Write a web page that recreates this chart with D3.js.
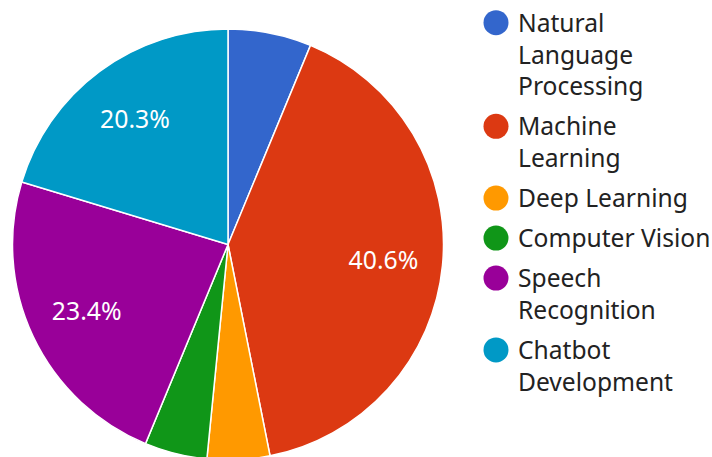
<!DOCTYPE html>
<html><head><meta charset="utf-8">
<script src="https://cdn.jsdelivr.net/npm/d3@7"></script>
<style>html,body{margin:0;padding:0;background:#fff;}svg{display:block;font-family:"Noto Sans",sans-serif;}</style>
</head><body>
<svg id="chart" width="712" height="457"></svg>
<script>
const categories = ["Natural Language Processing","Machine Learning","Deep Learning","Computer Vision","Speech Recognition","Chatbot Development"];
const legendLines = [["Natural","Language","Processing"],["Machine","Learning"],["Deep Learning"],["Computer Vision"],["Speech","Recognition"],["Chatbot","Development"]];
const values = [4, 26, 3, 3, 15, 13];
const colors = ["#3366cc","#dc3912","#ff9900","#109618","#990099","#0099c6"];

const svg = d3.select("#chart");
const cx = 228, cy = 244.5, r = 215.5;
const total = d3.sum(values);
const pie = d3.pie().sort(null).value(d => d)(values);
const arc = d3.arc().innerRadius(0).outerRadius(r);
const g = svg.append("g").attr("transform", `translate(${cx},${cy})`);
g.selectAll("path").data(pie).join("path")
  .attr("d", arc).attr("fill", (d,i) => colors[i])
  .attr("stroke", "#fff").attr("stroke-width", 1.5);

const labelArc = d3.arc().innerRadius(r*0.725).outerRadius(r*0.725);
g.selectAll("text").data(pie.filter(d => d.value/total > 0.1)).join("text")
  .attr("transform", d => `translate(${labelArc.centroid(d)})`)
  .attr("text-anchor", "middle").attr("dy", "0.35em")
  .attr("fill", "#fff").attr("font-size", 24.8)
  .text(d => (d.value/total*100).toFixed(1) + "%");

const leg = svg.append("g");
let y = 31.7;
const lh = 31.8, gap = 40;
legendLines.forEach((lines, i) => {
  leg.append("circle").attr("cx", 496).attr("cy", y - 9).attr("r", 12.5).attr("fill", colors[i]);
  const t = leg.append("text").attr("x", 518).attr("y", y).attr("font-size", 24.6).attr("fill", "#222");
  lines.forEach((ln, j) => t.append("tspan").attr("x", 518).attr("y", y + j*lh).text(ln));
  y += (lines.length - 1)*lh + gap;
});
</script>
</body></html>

++++

Leave the pictures out, and print every line of the listing exactly as written.

• _Answer to this exercise_
Write a web page that recreates this chart with D3.js.
<!DOCTYPE html>
<html><head><meta charset="utf-8">
<script src="https://cdn.jsdelivr.net/npm/d3@7"></script>
<style>html,body{margin:0;padding:0;background:#fff;}svg{display:block;font-family:"Noto Sans",sans-serif;}</style>
</head><body>
<svg id="chart" width="712" height="457"></svg>
<script>
const categories = ["Natural Language Processing","Machine Learning","Deep Learning","Computer Vision","Speech Recognition","Chatbot Development"];
const legendLines = [["Natural","Language","Processing"],["Machine","Learning"],["Deep Learning"],["Computer Vision"],["Speech","Recognition"],["Chatbot","Development"]];
const values = [4, 26, 3, 3, 15, 13];
const colors = ["#3366cc","#dc3912","#ff9900","#109618","#990099","#0099c6"];

const svg = d3.select("#chart");
const cx = 228, cy = 244.5, r = 215.5;
const total = d3.sum(values);
const pie = d3.pie().sort(null).value(d => d)(values);
const arc = d3.arc().innerRadius(0).outerRadius(r);
const g = svg.append("g").attr("transform", `translate(${cx},${cy})`);
g.selectAll("path").data(pie).join("path")
  .attr("d", arc).attr("fill", (d,i) => colors[i])
  .attr("stroke", "#fff").attr("stroke-width", 1.5);

const labelArc = d3.arc().innerRadius(r*0.725).outerRadius(r*0.725);
g.selectAll("text").data(pie.filter(d => d.value/total > 0.1)).join("text")
  .attr("transform", d => `translate(${labelArc.centroid(d)})`)
  .attr("text-anchor", "middle").attr("dy", "0.35em")
  .attr("fill", "#fff").attr("font-size", 24.8)
  .text(d => (d.value/total*100).toFixed(1) + "%");

const leg = svg.append("g");
let y = 31.7;
const lh = 31.8, gap = 40;
legendLines.forEach((lines, i) => {
  leg.append("circle").attr("cx", 496).attr("cy", y - 9).attr("r", 12.5).attr("fill", colors[i]);
  const t = leg.append("text").attr("x", 518).attr("y", y).attr("font-size", 24.6).attr("fill", "#222");
  lines.forEach((ln, j) => t.append("tspan").attr("x", 518).attr("y", y + j*lh).text(ln));
  y += (lines.length - 1)*lh + gap;
});
</script>
</body></html>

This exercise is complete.